ISLAMABAD: Pakistan’s prime minister on Monday directed the government to speed up privatization of state-owned power companies and improve electricity infrastructure nationwide, as authorities try to address deep-rooted losses and inefficiencies in the energy sector that have weighed on the economy and public finances.

Pakistan’s electricity system has long struggled with financial distress caused by a combination of factors including theft of power, inefficient collection of bills, high costs of generating electricity and a large burden of unpaid obligations known as “circular debt.” In the first quarter of the current financial year, government-owned distribution companies recorded losses of about Rs171 billion ($611 million) due to poor bill recovery and operational inefficiencies, official documents show. Circular debt in the broader power sector stood at around Rs1.66 trillion ($5.9 billion) in mid-2025, a sharp decline from past peaks but still a major fiscal drain. 

Efforts to contain these losses have been a focus of Pakistan’s economic reform program with the International Monetary Fund, which has urged structural changes in the energy sector as part of financing conditions. Previous government initiatives have included signing a $4.5 billion financing facility with local banks to ease power sector debt and reducing retail electricity tariffs to support economic recovery. 

“Electricity sector privatization and market-based competition is the sustainable solution to the country’s energy problems,” Prime Minister Shehbaz Sharif said at a meeting reviewing the roadmap for power sector reforms, according to a statement from the prime minister’s office.

The meeting reviewed progress on privatization and infrastructure projects.
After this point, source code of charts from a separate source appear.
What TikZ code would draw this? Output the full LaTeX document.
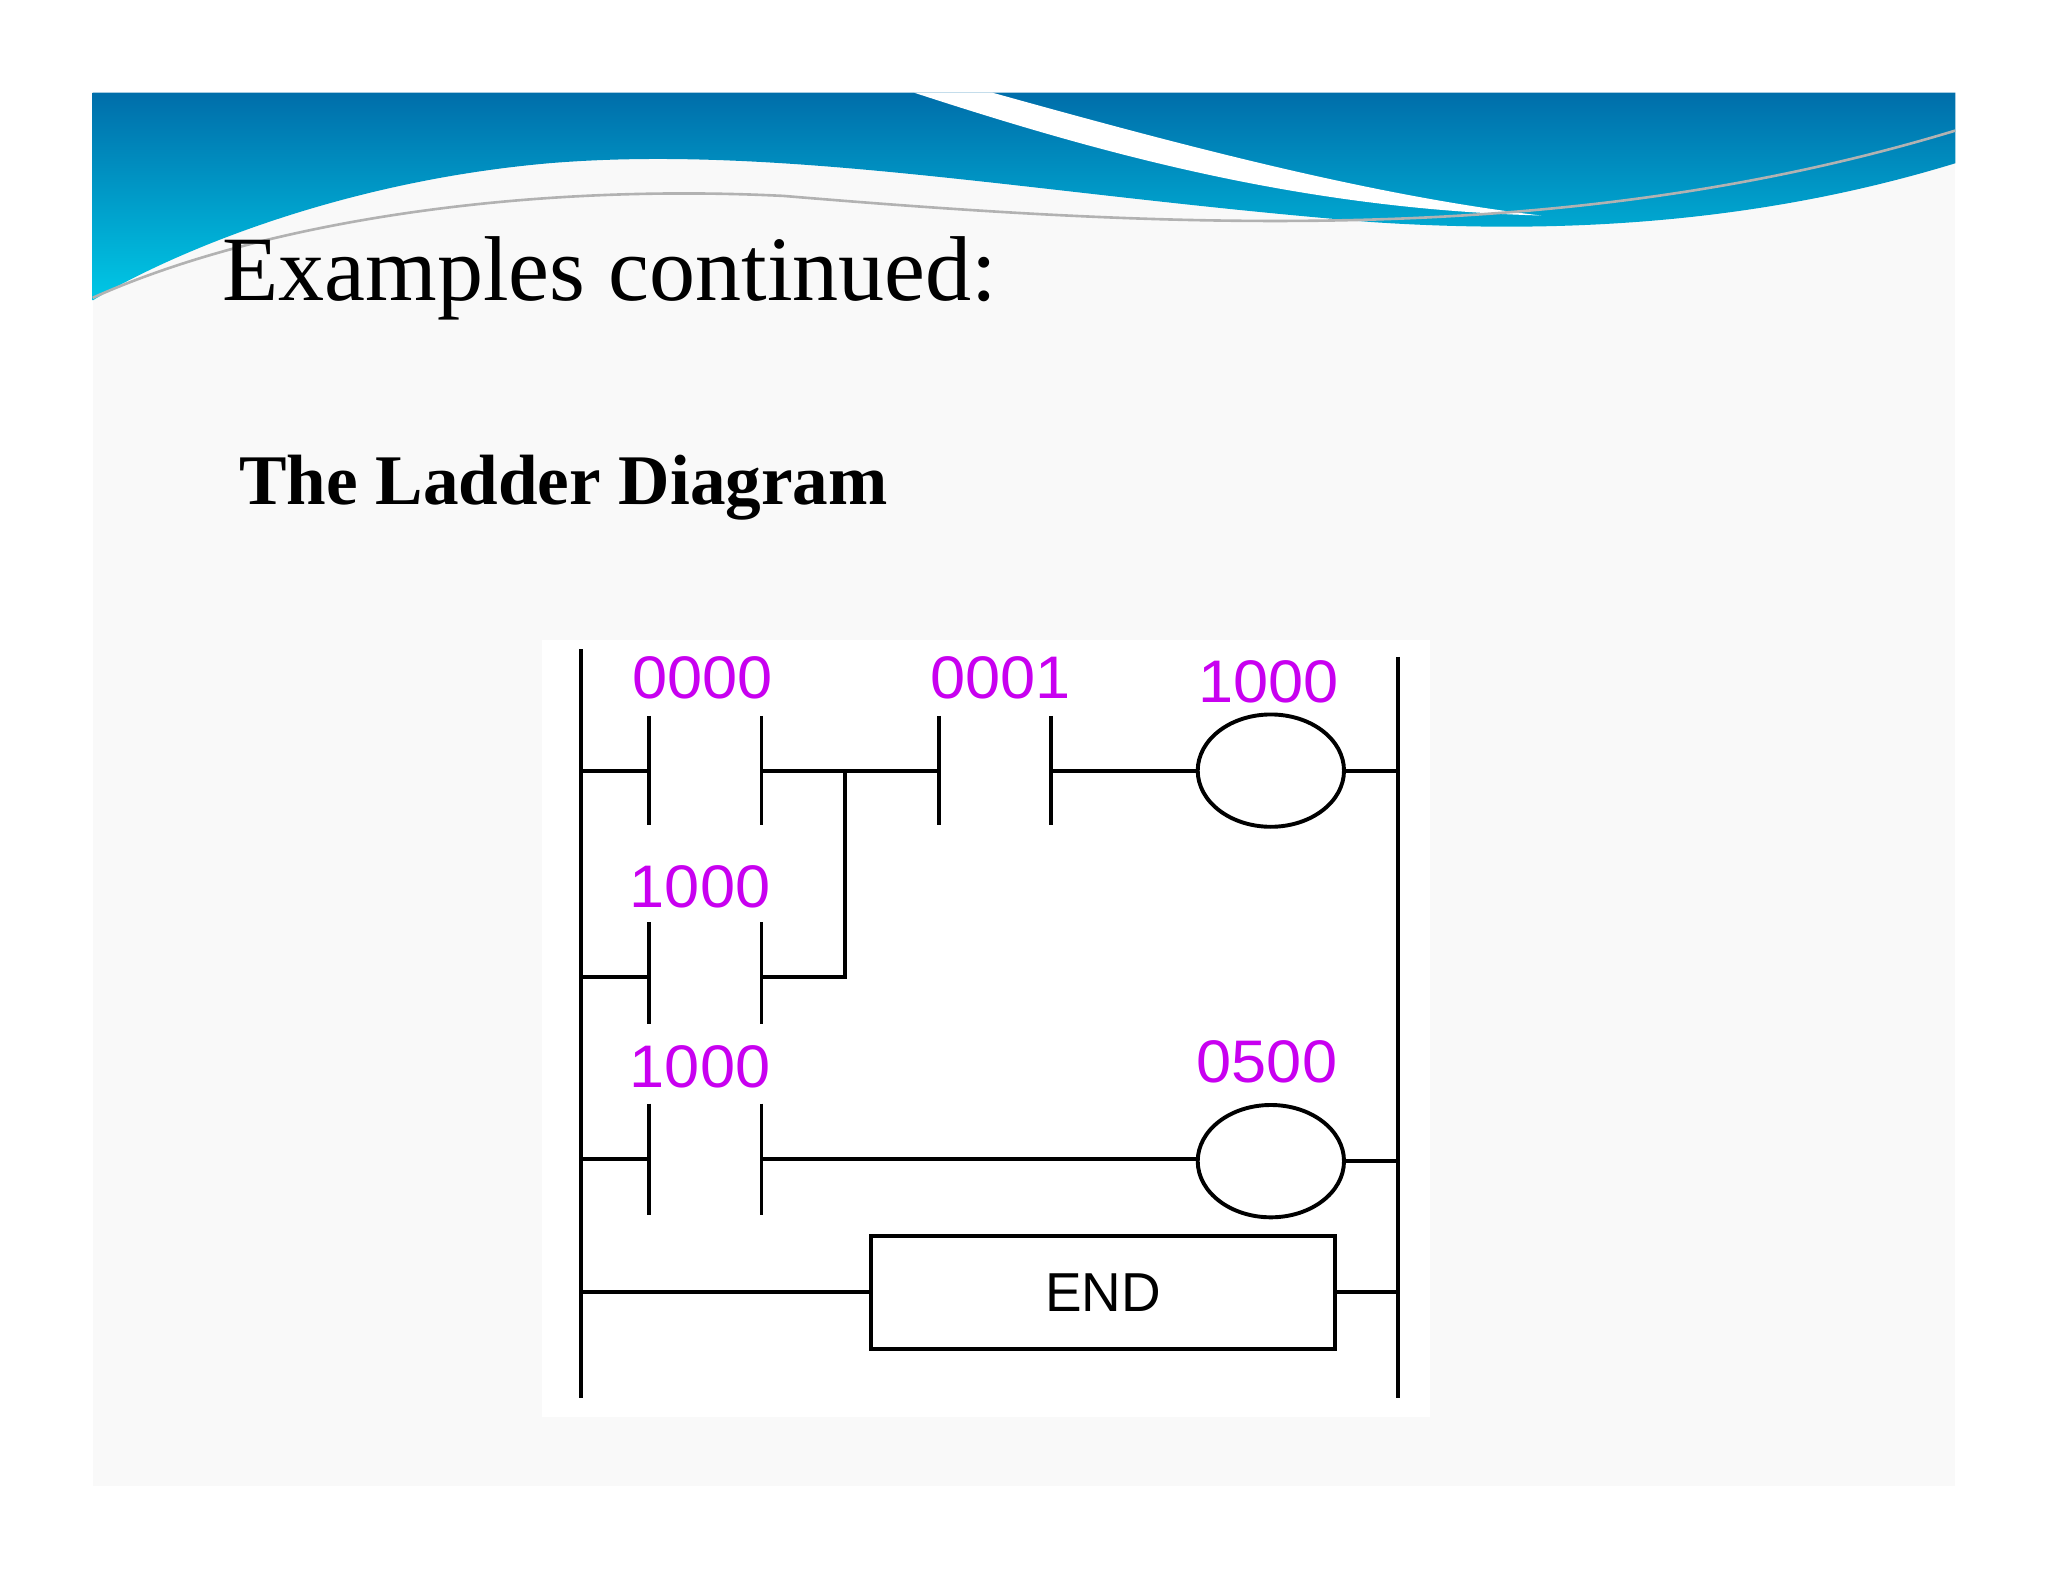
\documentclass[tikz,border=0pt]{standalone}
\usepackage{fontspec}
\usetikzlibrary{shapes.geometric}
\setmainfont{Liberation Serif}
\newfontfamily\lbl{Liberation Sans}
\definecolor{labc}{RGB}{200,0,240}
\definecolor{hdtop}{RGB}{0,110,170}
\definecolor{hdbot}{RGB}{0,200,230}
\begin{document}
\begin{tikzpicture}[x=1pt,y=-1pt,
  wire/.style={line width=3pt},
  lab/.style={text=labc,font=\lbl\fontsize{46}{46}\selectfont,inner sep=0pt,xscale=1.05},
  coil/.style={draw,line width=3pt,ellipse,minimum width=112pt,minimum height=86pt,inner sep=0pt}]
\useasboundingbox (0,0) rectangle (1568,1211);
\fill[white] (0,0) rectangle (1568,1211);
\fill[gray!5] (71,71) rectangle (1497,1138);
% header
\shade[top color=hdtop, bottom color=hdbot]
 (71,71) -- (1497,71) -- (1497,125) .. controls (1350,170) and (1200,180) .. (1050,170)
 .. controls (800,150) and (600,110) .. (420,125) .. controls (250,140) and (120,200) .. (71,230) -- cycle;
\fill[white] (700,71) -- (760,71) .. controls (900,110) and (1050,150) .. (1180,165)
 .. controls (1000,160) and (850,120) .. (700,71) -- cycle;
\draw[gray!60,line width=2pt] (71,228) .. controls (200,170) and (400,140) .. (600,150)
 .. controls (900,175) and (1200,190) .. (1497,100);
\node[anchor=base west,inner sep=0pt,font=\fontsize{70.5}{70.5}\selectfont] (t) at (170,230) {Examples continued:};
\node[anchor=base west,inner sep=0pt,font=\fontsize{54.5}{54.5}\selectfont\bfseries] (s) at (183,386) {The Ladder Diagram};
\fill[white] (415,490) rectangle (1095,1085);
% rails
\coordinate (L0) at (445,497); \coordinate (L1) at (445,1070);
\coordinate (R0) at (1070,503); \coordinate (R1) at (1070,1070);
\draw[wire] (L0)--(L1); \draw[wire] (R0)--(R1);
% rung 1
\draw[wire] (445,590)--(497,590) (497,548)--(497,632) (583,548)--(583,632)
 (583,590)--(719,590) (719,548)--(719,632) (805,548)--(805,632) (805,590)--(917,590);
\node[coil] (c1) at (973,590) {};
\draw[wire] (c1.east)--(1070,590);
% rung 2 branch
\draw[wire] (647,590)--(647,748)--(583,748) (445,748)--(497,748) (497,706)--(497,784) (583,706)--(583,784);
% rung 3
\draw[wire] (445,887)--(497,887) (497,845)--(497,930) (583,845)--(583,930) (583,887)--(917,887);
\node[coil] (c2) at (973,889) {};
\draw[wire] (c2.east)--(1070,889);
% rung 4
\node[draw,line width=3pt,minimum width=355pt,minimum height=87pt,inner sep=0pt,font=\lbl\fontsize{42}{42}\selectfont] (e) at (844.5,989.5) {END};
\draw[wire] (445,989.5)--(e.west) (e.east)--(1070,989.5);
% labels
\node[lab] (l1) at (538,519) {0000};
\node[lab] (l2) at (766,519) {0001};
\node[lab] (l3) at (971,522) {1000};
\node[lab] (l4) at (536,679) {1000};
\node[lab] (l5) at (536,817) {1000};
\node[lab] (l6) at (970,813) {0500};
\end{tikzpicture}
\end{document}
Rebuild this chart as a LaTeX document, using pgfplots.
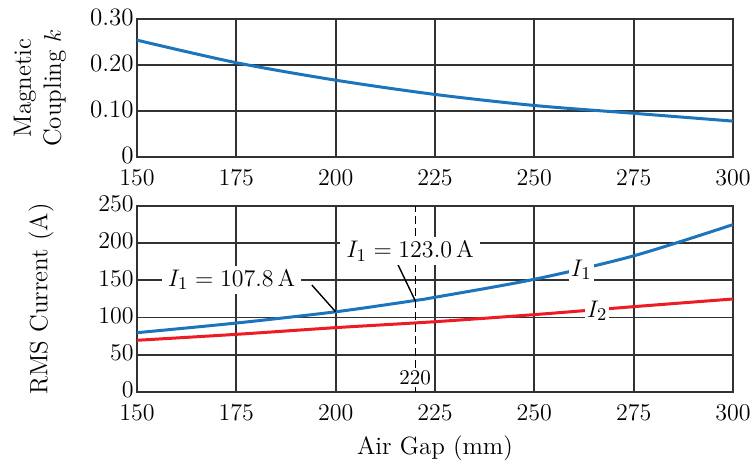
\documentclass[border=0pt]{standalone}
\usepackage{pgfplots}
\pgfplotsset{compat=1.18}
\definecolor{kblue}{RGB}{28,117,188}
\definecolor{ired}{RGB}{237,28,36}
\definecolor{gridgray}{RGB}{50,50,50}

\begin{document}
\begin{tikzpicture}
\useasboundingbox (-68.5pt,-154.5pt) rectangle (307.5pt,78.5pt);
\pgfplotsset{
  panel/.style={
    scale only axis, width=298pt,
    xmin=150, xmax=300, xtick={150,175,...,300},
    grid=major,
    major grid style={gridgray, line width=0.9pt},
    axis line style={gridgray, line width=0.9pt},
    major tick length=0pt,
    tick label style={font=\fontsize{12.5}{15}\selectfont},
    label style={font=\fontsize{12.5}{15}\selectfont},
    xticklabel style={anchor=north, inner sep=0pt, yshift=-6.5pt},
    yticklabel style={anchor=east, inner xsep=1.5pt, inner ysep=0pt, yshift=1pt},
  }
}

% Coupling coefficient versus air gap
\begin{axis}[panel, height=69pt,
    ymin=0, ymax=0.3, ytick={0,0.1,0.2,0.3},
    yticklabels={0,0.10,0.20,0.30},
    ylabel={Magnetic\\Coupling $k$},
    ylabel style={align=center, at={(axis description cs:-0.163,0.5)}, anchor=center},
  ]
  \addplot[kblue, line width=1.5pt, smooth] coordinates {
    (150,0.254) (175,0.205) (200,0.167) (225,0.136)
    (250,0.112) (275,0.095) (300,0.078)
  };
\end{axis}

% RMS currents of both coils
\begin{axis}[panel, height=93pt, at={(0,-24.5pt)}, anchor=north west,
    ymin=0, ymax=250, ytick={0,50,...,250},
    ylabel={RMS Current (A)},
    ylabel style={at={(axis description cs:-0.161,0.5)}, anchor=center},
    xlabel={Air Gap (mm)},
    xlabel style={at={(axis description cs:0.5,-0.30)}, anchor=center},
  ]
  \addplot[kblue, line width=1.5pt, smooth] coordinates {
    (150,79.7) (175,92.7) (200,107.8) (220,123.0) (225,127.3)
    (250,151.5) (275,183) (300,225)
  };
  \addplot[ired, line width=1.5pt, smooth] coordinates {
    (150,69.5) (175,77.5) (200,86.5) (225,94.5)
    (250,104) (275,114.7) (300,125)
  };
  \draw[black, line width=0.6pt, dash pattern=on 4pt off 2pt]
    (axis cs:220,0) -- (axis cs:220,250);
  \node[fill=white, inner sep=1pt, font=\fontsize{10.5}{12}\selectfont]
    at (axis cs:220,19) {220};
  \draw[black, line width=0.7pt] (axis cs:194.0,143.8) -- (axis cs:200,107.8);
  \draw[black, line width=0.7pt] (axis cs:215.6,172) -- (axis cs:220,123.0);
  \node[fill=white, inner xsep=3pt, inner ysep=2pt, font=\fontsize{12.5}{15}\selectfont]
    at (axis cs:173.8,151) {$I_1 = 107.8\,\mathrm{A}$};
  \node[fill=white, inner xsep=3pt, inner ysep=2pt, font=\fontsize{12.5}{15}\selectfont]
    at (axis cs:218.7,189) {$I_1 = 123.0\,\mathrm{A}$};
  \node[fill=white, inner sep=1pt, font=\fontsize{12.5}{15}\selectfont]
    at (axis cs:261.8,164) {$I_1$};
  \node[fill=white, inner sep=1pt, font=\fontsize{12.5}{15}\selectfont]
    at (axis cs:265.8,109) {$I_2$};
\end{axis}
\end{tikzpicture}
\end{document}
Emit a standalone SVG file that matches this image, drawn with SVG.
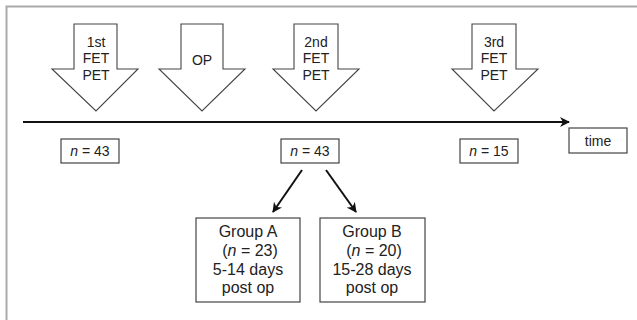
<svg xmlns="http://www.w3.org/2000/svg" width="637" height="320" viewBox="0 0 637 320">
<defs>
<style>
.blk{fill:#fff;stroke:#444;stroke-width:1.1}
.box{fill:#fff;stroke:#444;stroke-width:1.2}
.t{font-family:"Liberation Sans",Arial,sans-serif;font-size:14px;fill:#222;text-anchor:middle}
.g{font-family:"Liberation Sans",Arial,sans-serif;font-size:16px;fill:#222;text-anchor:middle}
.ln{stroke:#111;stroke-width:2;fill:none}
</style>
<marker id="ah" viewBox="0 0 10 10" refX="9" refY="5" markerWidth="5" markerHeight="5" orient="auto" markerUnits="strokeWidth">
<path d="M0,0 L10,5 L0,10 L3,5 Z" fill="#111"/>
</marker>
</defs>
<rect width="637" height="320" fill="#fff"/>
<path d="M6.5,320 V6.5 H637" fill="none" stroke="#aaa" stroke-width="2"/>
<g id="arrow1">
<polygon class="blk" points="74,24 117,24 117,69 138,69 96,111 52,69 74,69"/>
<text class="t" x="96" y="47">1st</text>
<text class="t" x="96" y="63">FET</text>
<text class="t" x="96" y="80">PET</text>
</g>
<g id="arrowOP">
<polygon class="blk" points="181,24 223,24 223,69 245,69 202,111 159,69 181,69"/>
<text class="t" x="202" y="65">OP</text>
</g>
<g id="arrow2">
<polygon class="blk" points="294,24 338,24 338,69 359,69 316,111 273,69 294,69"/>
<text class="t" x="316" y="47">2nd</text>
<text class="t" x="316" y="63">FET</text>
<text class="t" x="316" y="80">PET</text>
</g>
<g id="arrow3">
<polygon class="blk" points="472,24 516,24 516,69 538,69 494,111 452,69 472,69"/>
<text class="t" x="494" y="47">3rd</text>
<text class="t" x="494" y="63">FET</text>
<text class="t" x="494" y="80">PET</text>
</g>
<g id="n1">
<rect class="box" x="61" y="139" width="58" height="24"/>
<text class="t" x="90" y="156"><tspan font-style="italic">n</tspan> = 43</text>
</g>
<g id="n2">
<rect class="box" x="281" y="139" width="58" height="24"/>
<text class="t" x="310" y="156"><tspan font-style="italic">n</tspan> = 43</text>
</g>
<g id="n3">
<rect class="box" x="460" y="139" width="58" height="24"/>
<text class="t" x="489" y="156"><tspan font-style="italic">n</tspan> = 15</text>
</g>
<g id="time">
<rect class="box" x="569" y="128" width="58" height="25"/>
<text class="t" x="598" y="146" font-size="16">time</text>
</g>
<g id="groupA">
<rect class="box" x="196" y="218" width="104" height="84"/>
<text class="g" x="248" y="237">Group A</text>
<text class="g" x="250" y="256">(<tspan font-style="italic">n</tspan> = 23)</text>
<text class="g" x="248" y="275">5-14 days</text>
<text class="g" x="248" y="293">post op</text>
</g>
<g id="groupB">
<rect class="box" x="320" y="218" width="105" height="84"/>
<text class="g" x="372" y="237">Group B</text>
<text class="g" x="374" y="256">(<tspan font-style="italic">n</tspan> = 20)</text>
<text class="g" x="372" y="275">15-28 days</text>
<text class="g" x="372" y="293">post op</text>
</g>
<g id="connectors">
<line class="ln" x1="23" y1="122" x2="569" y2="122" marker-end="url(#ah)"/>
<line class="ln" x1="302" y1="170" x2="273" y2="212" marker-end="url(#ah)" stroke-width="1.8"/>
<line class="ln" x1="326" y1="170" x2="356" y2="212" marker-end="url(#ah)" stroke-width="1.8"/>
</g>
</svg>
Officials said tenders for modernizing one of Pakistan’s oldest operational hubs, Rohri Railway Station, will be issued soon and that the Ghazi Barotha to Faisalabad transmission line, designed to improve long-distance transmission of electricity, is in the initial approval stages. While not all power-sector decisions were detailed publicly, the government emphasized expanding private sector participation and completing priority projects to strengthen the electricity grid.

In another key development, the prime minister endorsed plans to begin work on a battery energy storage system with participation from private investors to help manage fluctuations in supply and demand, particularly as renewable energy sources such as solar and wind take a growing role in generation. Officials said the concept clearance for the storage system has been approved and feasibility studies are underway.

Government briefing documents also outlined steps toward shifting some electricity plants from imported coal to locally mined Thar coal, where a railway line expansion is underway to support transport of fuel, potentially lowering costs and import dependence in the long term.

State authorities also pledged to address safety by converting unmanned railway crossings to staffed ones and to strengthen food safety inspections at stations, underscoring broader infrastructure and service improvements connected to energy and transport priorities.